What is the mechanism of bone destruction in psoriatic arthritis?
Psoriatic arthritis (PsA), like rheumatoid arthritis (RA), causes bone erosion and joint destruction. Features that distinguish PsA from RA, however, include inflammation and calcification at tendinous insertions (enthesitis) and extensive resorption of the bone of the distal phalanges (acrolysis). The mechanisms of bone resorption in PsA are poorly understood. However, the presence of adjacent bone resorption and new bone formation suggests a disordered pattern of bone remodeling in the psoriatic joint.
Osteoclasts, the principal cells responsible for bone resorption, are derived from mononuclear cell precursors of the monocyte/macrophage lineage. Pathological bone resorption may be due to an increase in the number of these precursors. In fact, elevated numbers of circulating osteoclast precursors (OCPs) have been identified in the peripheral blood or bone marrow of patients with other disorders of bone, including multiple myeloma and Pagets disease. Ritchlin et al (Journal of Clinical Investigation 111:821-831, 2003) investigated the frequency of OCPs in peripheral blood of patients with PsA and the pro- and anti-osteoclastogenic factors present in the synovium and bone of PsA patients.

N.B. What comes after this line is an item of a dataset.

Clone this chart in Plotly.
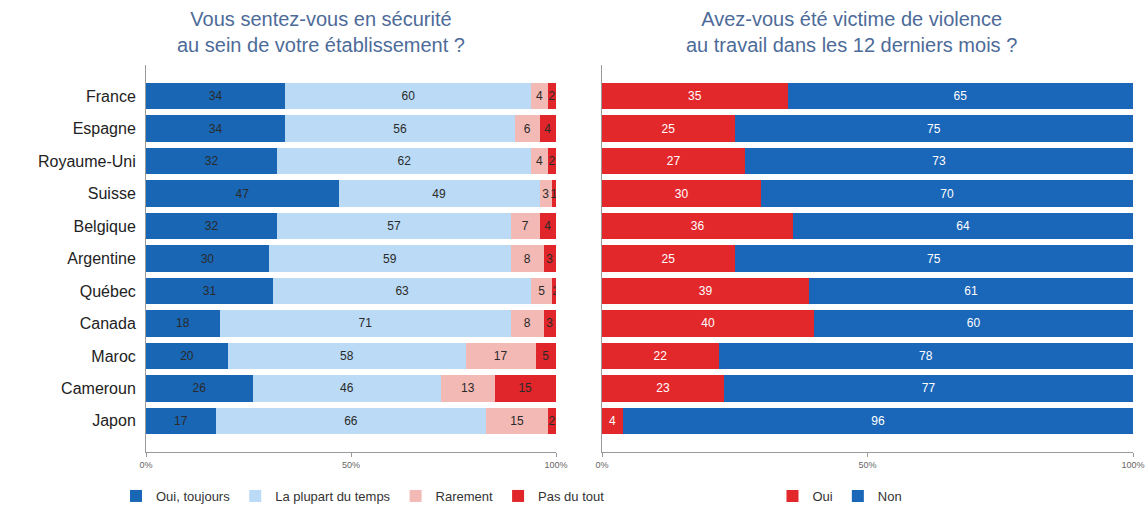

Results: In PsA patients, particularly those with bone erosions on joint xrays, a marked increase in the frequency of OCPs was observed in blood compared to healthy controls. Peripheral blood mononuclear cells (PBMCs) from PsA patients readily formed osteoclasts in vitro without exogenous RANKL or MCSF. Addition of osteoprotegerin (OPG) and anti-TNF antibodies inhibited this in vitro osteoclast formation. Cultured PsA PBMCs spontaneously secreted higher levels of TNF-alpha than healthy controls. In vivo, OCP frequency declined significantly in PsA patients following treatment with TNF antagonists. Immunohistochemical analysis of subchondral bone and synovia revealed RANK-positive perivascular mononuclear cells and osteoclasts in PsA specimens. RANKL expression was dramatically upregulated in the synovial lining layer, while OPG (which can counteract the osteoclast promoting activity of RANKL) immunostaining was restricted to the endothelium.

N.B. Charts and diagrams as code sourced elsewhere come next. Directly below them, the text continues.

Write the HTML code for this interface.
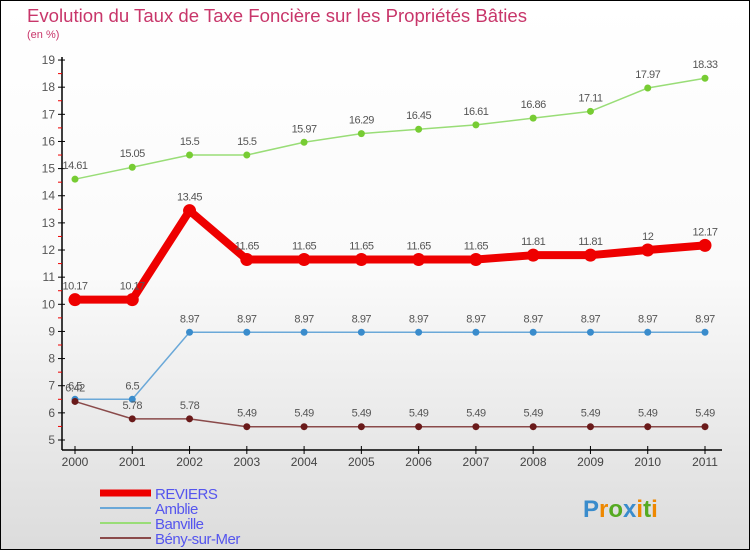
<!DOCTYPE html>
<html><head><meta charset="utf-8"><style>
html,body{margin:0;padding:0}
body{width:750px;height:550px;overflow:hidden;font-family:"Liberation Sans","DejaVu Sans",sans-serif}
#c{position:absolute;left:0;top:0;width:748px;height:548px;border:1px solid #000;background:linear-gradient(#fff,#fafafa 50%,#dcdcdc)}
</style></head><body>
<div id="c">
<svg id="s" width="750" height="550" style="position:absolute;left:-1px;top:-1px"></svg>
</div>
<script>
const years=[2000,2001,2002,2003,2004,2005,2006,2007,2008,2009,2010,2011];
const reviers=[10.17,10.17,13.45,11.65,11.65,11.65,11.65,11.65,11.81,11.81,12,12.17];
const amblie=[6.5,6.5,8.97,8.97,8.97,8.97,8.97,8.97,8.97,8.97,8.97,8.97];
const banville=[14.61,15.05,15.5,15.5,15.97,16.29,16.45,16.61,16.86,17.11,17.97,18.33];
const beny=[6.42,5.78,5.78,5.49,5.49,5.49,5.49,5.49,5.49,5.49,5.49,5.49];
const yTicks=[5,6,7,8,9,10,11,12,13,14,15,16,17,18,19];
const s=document.getElementById('s');const NS='http://www.w3.org/2000/svg';
function X(i){return 75+i*(630/11);}
function Y(v){return 440-(v-5)*27.14;}
function el(t,a,p){const e=document.createElementNS(NS,t);for(const k in a)e.setAttribute(k,a[k]);(p||s).appendChild(e);return e;}
function tx(x,y,str,a){const e=el('text',Object.assign({x:x,y:y},a));e.textContent=str;return e;}
let t=tx(27,22,'Evolution du Taux de Taxe Foncière sur les Propriétés Bâties',{fill:'#c8366a','font-size':18,textLength:500,lengthAdjust:'spacingAndGlyphs'});

t=tx(27,38,'(en %)',{fill:'#c8366a','font-size':11});

let a=el('line',{x1:62,y1:57,x2:62,y2:450,stroke:'#000','stroke-width':1.5});

a=el('line',{x1:62,y1:450,x2:722,y2:450,stroke:'#000','stroke-width':1.5});

yTicks.forEach(v=>{el('line',{x1:58,y1:Y(v),x2:65,y2:Y(v),stroke:'#000'});
 if(v<19)el('line',{x1:58,y1:Y(v+0.5),x2:62,y2:Y(v+0.5),stroke:'#e00'});
 const l=tx(55,Y(v)+4,v,{fill:'#555','font-size':12,'text-anchor':'end'});
 });
years.forEach((y,i)=>{el('line',{x1:X(i),y1:446,x2:X(i),y2:454,stroke:'#000'});
 const l=tx(X(i),466,y,{fill:'#444','font-size':12,'text-anchor':'middle'});
 });
function series(vals,color,w,r,ptc,name){
 const g=el('g',{});
 el('polyline',{points:vals.map((v,i)=>X(i)+','+Y(v)).join(' '),fill:'none',stroke:color,'stroke-width':w,'stroke-linejoin':'round'},g);
 vals.forEach((v,i)=>{const c=el('circle',{cx:X(i),cy:Y(v),r:r,fill:ptc},g);
  
  tx(X(i),Y(v)-10,v,{fill:'#555','font-size':11,'text-anchor':'middle','letter-spacing':'-0.5'},g);});
}
series(banville,'#99dd77',1.5,3.5,'#77cc33','banville');
series(amblie,'#6aa8d8',1.5,3.5,'#3a8ccc','amblie');
series(beny,'#8a4a4a',1.5,3.5,'#6a1a1a','beny-sur-mer');
series(reviers,'#ee0000',8,6.5,'#ee0000','reviers');
const leg=[['REVIERS','#ee0000',7],['Amblie','#6aa8d8',2],['Banville','#99dd77',2],['Bény-sur-Mer','#8a4a4a',2]];
leg.forEach((L,i)=>{const g=el('g',{});
 const y=493+i*15;el('line',{x1:100,y1:y,x2:151,y2:y,stroke:L[1],'stroke-width':L[2]},g);
 tx(155,y+6,L[0],{fill:'#5555ee','font-size':15,'letter-spacing':'-0.5'},g);});
const p=tx(583,517,'',{'font-size':24,'font-weight':'bold'});

[['P','#3a8ccc'],['r','#ee8800'],['o','#55aa22'],['x','#3a8ccc'],['i','#ee8800'],['t','#55aa22'],['i','#ee8800']].forEach(c=>{const e=el('tspan',{fill:c[1]},p);e.textContent=c[0];});
</script>
</body></html>
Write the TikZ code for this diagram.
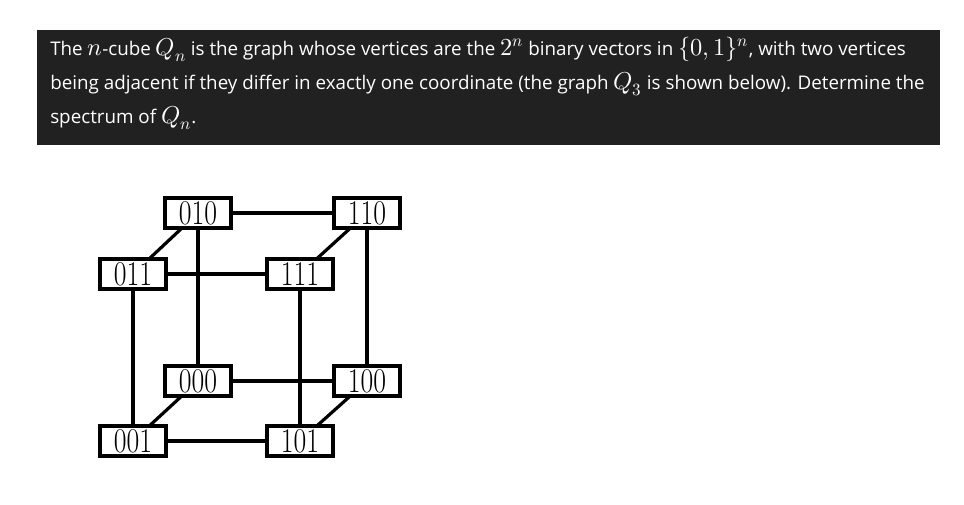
\documentclass[tikz,border=0pt]{standalone}
\usepackage{fontspec}
\setmainfont{Open Sans}
\usepackage{unicode-math}
\setmathfont{Latin Modern Math}[Scale=1.3]
\newcommand{\bsize}{\fontsize{14.1pt}{17pt}\selectfont}
\begin{document}
\begin{tikzpicture}[x=0.75pt,y=-0.75pt,
  vtx/.style={draw,line width=2.4pt,fill=white,minimum width=49.5pt,minimum height=22.5pt,inner sep=0pt},
  edge/.style={line width=2.4pt},
  txt/.style={anchor=west,text=white,inner sep=0pt}]
\useasboundingbox (0,0) rectangle (964,504);
\fill[fill=black!87] (37,30) rectangle (940,145);
\node[txt] (l1) at (50,49) {\bsize The $n$-cube $Q_n$ is the graph whose vertices are the $2^n$ binary vectors in $\{0,1\}^n$, with two vertices};
\node[txt] (l2) at (50,84) {\bsize being adjacent if they differ in exactly one coordinate (the graph $Q_3$ is shown below). Determine the};
\node[txt] (l3) at (50,118) {\bsize spectrum of $Q_n$.};
\coordinate (p010) at (198,213); \coordinate (p110) at (367,213);
\coordinate (p011) at (133,274); \coordinate (p111) at (300,274);
\coordinate (p000) at (198,381); \coordinate (p100) at (367,381);
\coordinate (p001) at (133,441); \coordinate (p101) at (300,441);
\foreach \a/\b in {010/110,010/000,110/100,011/111,011/001,111/101,000/100,001/101,010/011,110/111,000/001,100/101}
  \draw[edge] (p\a) -- (p\b);
\foreach \n in {010,110,011,111,000,100,001,101}
  \node[vtx] (n\n) at (p\n) {\fontspec{Latin Modern Roman}\fontsize{26pt}{26pt}\selectfont\scalebox{0.8}[1]{\n}};
\end{tikzpicture}
\end{document}
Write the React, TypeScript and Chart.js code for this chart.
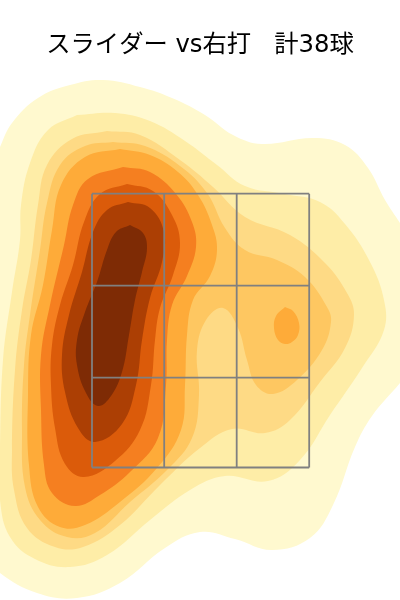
import React, { useEffect, useRef } from "react";
import { Chart, registerables } from "chart.js";

Chart.register(...registerables);

type Pt = [number, number];

const titleText = "スライダー vs右打   計38球";

const band1: Pt[] = [[-12,175],[0,147],[12,123],[38,98],[70,85],[103,80],[140,87],[172,98],[205,115],[233,135],[262,144],[313,138],[345,145],[368,168],[385,200],[400,223],[414,245],[414,365],[400,383],[372,416],[355,447],[333,505],[310,538],[272,550],[235,539],[200,532],[165,548],[120,583],[77,598],[37,593],[0,573],[-14,555],[-14,350]];
const band2: Pt[] = [[77,115],[115,113],[150,121],[185,141],[217,165],[245,186],[285,194],[320,202],[345,224],[370,262],[384,300],[384,330],[362,368],[330,415],[300,460],[268,481],[225,476],[190,490],[150,520],[107,555],[70,567],[35,559],[10,537],[0,500],[0,450],[3,360],[12,292],[20,240],[21,205],[30,163],[48,130]];
const band3: Pt[] = [[107,131],[140,135],[180,160],[213,187],[245,217],[290,235],[325,263],[347,293],[354,315],[345,348],[320,382],[290,420],[265,433],[232,429],[200,448],[160,485],[120,525],[83,547],[55,547],[27,528],[14,490],[12,450],[15,370],[22,310],[31,260],[38,205],[47,165],[72,139]];
const band4: Pt[] = [[113,142],[145,146],[180,166],[207,193],[225,228],[245,250],[277,260],[305,277],[327,307],[331,322],[322,350],[297,380],[273,394],[256,385],[247,360],[238,328],[223,308],[206,320],[197,350],[199,395],[192,438],[167,470],[130,502],[95,533],[67,537],[40,520],[25,487],[22,430],[24,365],[30,315],[40,250],[47,203],[60,165],[85,146]];
const band5: Pt[] = [[120,149],[150,155],[178,172],[198,195],[212,225],[217,250],[210,276],[193,300],[187,335],[185,385],[181,430],[157,468],[120,502],[85,525],[60,527],[38,507],[29,465],[28,395],[31,335],[43,285],[52,230],[61,185],[85,157]];
const band5b: Pt[] = [[285,307],[293,311],[299,323],[298,335],[292,342],[285,344],[278,340],[274,328],[276,316]];
const band6: Pt[] = [[123,167],[150,172],[176,194],[192,222],[196,247],[187,276],[172,305],[167,340],[166,385],[158,438],[130,472],[100,495],[75,506],[52,493],[44,465],[41,410],[41,355],[50,305],[64,245],[73,205],[88,179]];
const band7: Pt[] = [[127,184],[153,191],[172,215],[180,243],[173,275],[160,308],[155,340],[151,385],[140,430],[115,461],[84,477],[65,464],[55,428],[51,385],[52,345],[60,305],[73,265],[84,222],[100,194]];
const band8: Pt[] = [[128,202],[150,208],[164,232],[162,262],[150,298],[142,340],[136,385],[122,424],[95,442],[78,428],[65,392],[62,355],[69,315],[82,272],[93,232],[107,210]];
const band9: Pt[] = [[130,225],[143,233],[147,248],[142,272],[135,300],[129,335],[122,372],[111,396],[98,406],[86,393],[77,365],[77,340],[85,312],[97,282],[107,250],[116,232]];

const zoneX = [92, 164.2, 236.7, 309.2];
const zoneY = [193.7, 285.7, 377.7, 467.5];

const bandColors = ["#FFF9CF", "#FEEDA7", "#FEDA85", "#FEC761", "#FEAB39", "#FEAB39", "#F57F20", "#DB5B0A", "#AC3F04", "#7E2B05"];

const closed = (pts: Pt[]) => [...pts, pts[0]].map(([x, y]) => ({ x, y }));

export default function App() {
  const ref = useRef<HTMLCanvasElement>(null);
  useEffect(() => {
    const bands = [band1, band2, band3, band4, band5, band5b, band6, band7, band8, band9];
    const bandSets = bands.map((b, i) => ({
      data: closed(b),
      showLine: true,
      fill: "shape",
      backgroundColor: bandColors[i],
      borderWidth: 0,
      pointRadius: 0,
      tension: 0.4,
      order: 100 - i,
    }));
    const gridLine = (data: { x: number; y: number }[]) => ({
      data,
      showLine: true,
      fill: false,
      borderColor: "#808080",
      borderWidth: 1.8,
      pointRadius: 0,
      tension: 0,
      order: 0,
    });
    const lines = [
      ...zoneX.map((x) => gridLine([{ x, y: zoneY[0] }, { x, y: zoneY[3] }])),
      ...zoneY.map((y) => gridLine([{ x: zoneX[0], y }, { x: zoneX[3], y }])),
    ];
    const chart = new Chart(ref.current!, {
      type: "scatter",
      data: { datasets: [...lines, ...bandSets] as any },
      options: {
        responsive: false,
        animation: false,
        layout: { padding: 0 },
        scales: {
          x: { type: "linear", display: false, min: 0, max: 400 },
          y: { type: "linear", display: false, min: 70, max: 600, reverse: true },
        },
        plugins: {
          legend: { display: false },
          tooltip: { enabled: false },
          title: {
            display: true,
            text: titleText,
            color: "#000000",
            font: { family: "'DejaVu Sans', 'Noto Sans CJK JP', sans-serif", size: 24.3, weight: "normal", lineHeight: 1.2345679 },
            padding: { top: 31, bottom: 9 },
          },
        },
      } as any,
    });
    return () => chart.destroy();
  }, []);
  return (
    <div style={{ position: "absolute", left: 0, top: 0, width: 400, height: 600 }}>
      <canvas ref={ref} width={400} height={600} style={{ display: "block" }} />
    </div>
  );
}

Conclusions: These results suggest that high circulating levels of TNF-alpha induce maturation of PBMCs to osteoclast precursors (OCPs). OCPs migrate and enter PsA synovium or bone via TNF-alpha upregulated endothelial adhesion molecules where they engage RANKL expressing stromal cells and additional TNF-alpha. This induces full maturation to osteoclasts and bone resorption can proceed.

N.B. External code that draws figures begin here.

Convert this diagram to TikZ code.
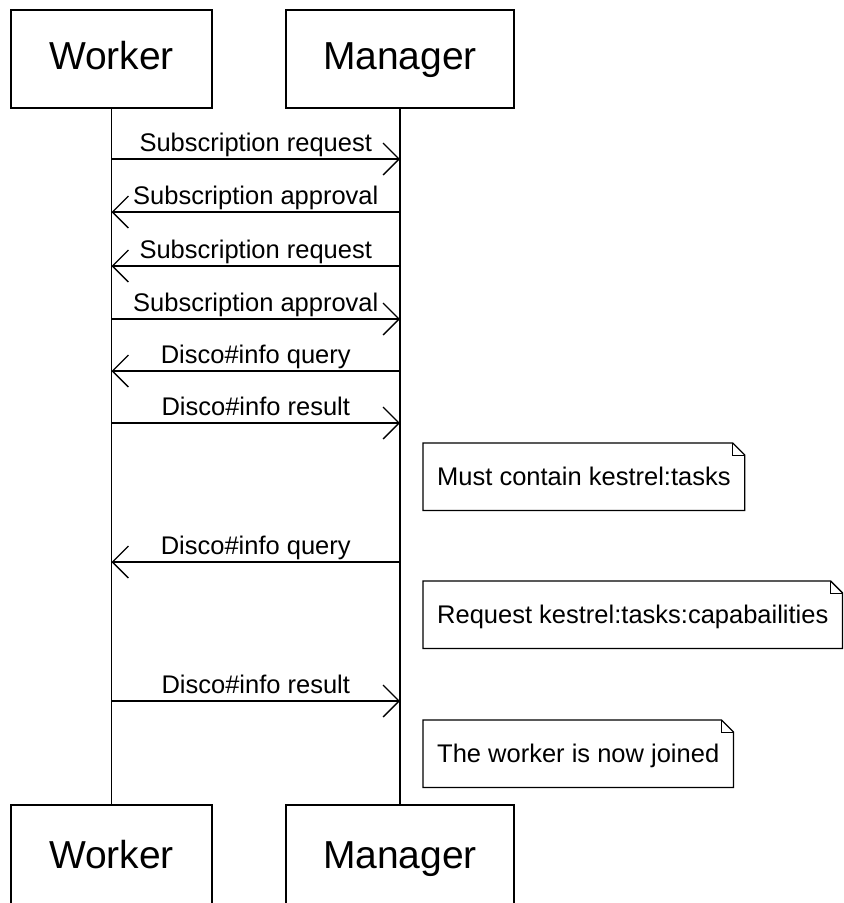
\documentclass[tikz,border=0pt]{standalone}
\usepackage{fontspec}
\setmainfont{Liberation Sans}
\usetikzlibrary{arrows.meta}

\begin{document}
\begin{tikzpicture}[x=1pt,y=-1pt,
    actor/.style={draw,line width=1.3pt,minimum height=98pt,inner sep=0pt,
        text height=28pt,text depth=7pt,font=\fontsize{39}{41}\selectfont},
    msg/.style={line width=1.3pt,-{Straight Barb[length=16pt,width=32pt,line width=1.3pt]}},
    msglabel/.style={anchor=base,inner sep=0pt,yshift=7.5pt,font=\fontsize{25.5}{27}\selectfont},
    notebox/.style={anchor=north west,minimum height=67pt,inner xsep=14pt,
        text height=18pt,text depth=0pt,font=\fontsize{25.5}{27}\selectfont}]
    \useasboundingbox (0,0) rectangle (844,903);
    \clip (0,0) rectangle (844,903);

    % partecipanti
    \node[actor,minimum width=201pt] (wtop) at (111.5,59) {Worker};
    \node[actor,minimum width=228pt] (mtop) at (400,59) {Manager};
    \node[actor,minimum width=201pt,minimum height=106pt] (wbot) at (111.5,858) {Worker};
    \node[actor,minimum width=228pt,minimum height=106pt] (mbot) at (400,858) {Manager};

    \draw[line width=1.3pt] (wtop.south) -- (wbot.north);
    \draw[line width=1.3pt] (mtop.south) -- (mbot.north);

    % punti dei messaggi
    \foreach \i/\y in {1/159,2/212,3/266,4/319,5/371,6/423,7/562,8/701}{
        \coordinate (w\i) at (111.5,\y);
        \coordinate (m\i) at (400,\y);
    }

    % messaggi
    \draw[msg] (w1) -- node[msglabel]{Subscription request} (m1);
    \draw[msg] (m2) -- node[msglabel]{Subscription approval} (w2);
    \draw[msg] (m3) -- node[msglabel]{Subscription request} (w3);
    \draw[msg] (w4) -- node[msglabel]{Subscription approval} (m4);
    \draw[msg] (m5) -- node[msglabel]{Disco\#info query} (w5);
    \draw[msg] (w6) -- node[msglabel]{Disco\#info result} (m6);
    \draw[msg] (m7) -- node[msglabel]{Disco\#info query} (w7);
    \draw[msg] (w8) -- node[msglabel]{Disco\#info result} (m8);

    % note
    \node[notebox] (n1) at (423,443) {Must contain kestrel:tasks};
    \node[notebox] (n2) at (423,581) {Request kestrel:tasks:capabailities};
    \node[notebox] (n3) at (423,720) {The worker is now joined};
    \foreach \n in {n1,n2,n3}{
        \draw[line width=1.3pt] (\n.north west) -- ([xshift=-12pt]\n.north east)
            -- ([yshift=-12pt]\n.north east) -- (\n.south east) -- (\n.south west) -- cycle;
        \draw[line width=1pt] ([xshift=-12pt]\n.north east) |- ([yshift=-12pt]\n.north east);
    }
\end{tikzpicture}
\end{document}
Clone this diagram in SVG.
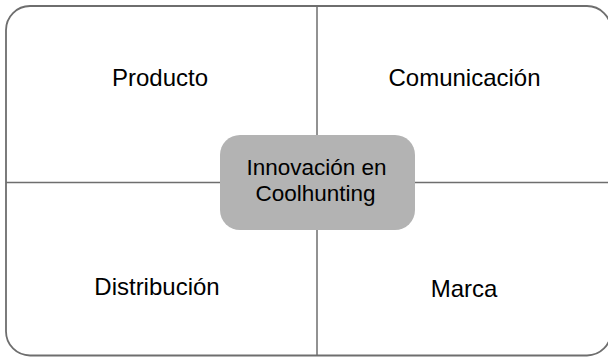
<svg xmlns="http://www.w3.org/2000/svg" width="608" height="358" viewBox="0 0 608 358">
<style>
.frame{fill:#fff;stroke:#6e6e6e;stroke-width:1.8}
.line{stroke:#6e6e6e;stroke-width:1.5;fill:none}
.center{fill:#b3b3b3;stroke:none}
text{font-family:"Liberation Sans",Arial,sans-serif;font-size:24px;fill:#000;text-anchor:middle}
.ct{font-size:22.5px}
</style>
<rect width="608" height="358" fill="#fff"/>
<g id="frame"><rect class="frame" x="6" y="6" width="605" height="349.5" rx="24"/></g>
<g id="connectors">
<line class="line" x1="317" y1="6" x2="317" y2="355.5"/>
<line class="line" x1="6" y1="182.5" x2="608" y2="182.5"/>
</g>
<g id="producto"><text x="160" y="86">Producto</text></g>
<g id="comunicacion"><text x="464.5" y="86">Comunicación</text></g>
<g id="distribucion"><text x="157" y="295">Distribución</text></g>
<g id="marca"><text x="464" y="297">Marca</text></g>
<g id="innovacion">
<rect class="center" x="220" y="135" width="195" height="95" rx="20"/>
<text class="ct" x="316.5" y="175">Innovación en</text>
<text class="ct" x="315.5" y="201">Coolhunting</text>
</g>
</svg>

Editorial Comment: As the authors point out, this is the first study demonstrating the presence of increased numbers of circulating OCPs in patients with inflammatory arthritis. Osteoclasts arise from monocyte precursors and must enter the bone compartment from blood. This study provides some clues as to the mechanisms of OCP maturation in the periphery and in the local environment of the joint, and suggest that osteoclastogenesis occurs both at the erosion front (at the pannus-bone junction) and in subchondral bone, resulting in a bi-directional assault on psoriatic bone. The investigators have not convincingly shown, however, that this mechanism is unique to PsA and it is likely that it is a generic response common to most destructive, inflammatory types of arthritis. Similar mechanisms have been demonstrated in the synovium of RA patients, although the frequency of OCPs in the periphery has not been examined in detail. Nonetheless, these are very interesting data and advance our understanding of the initial steps leading to bone destruction in states of inflammatory arthritis.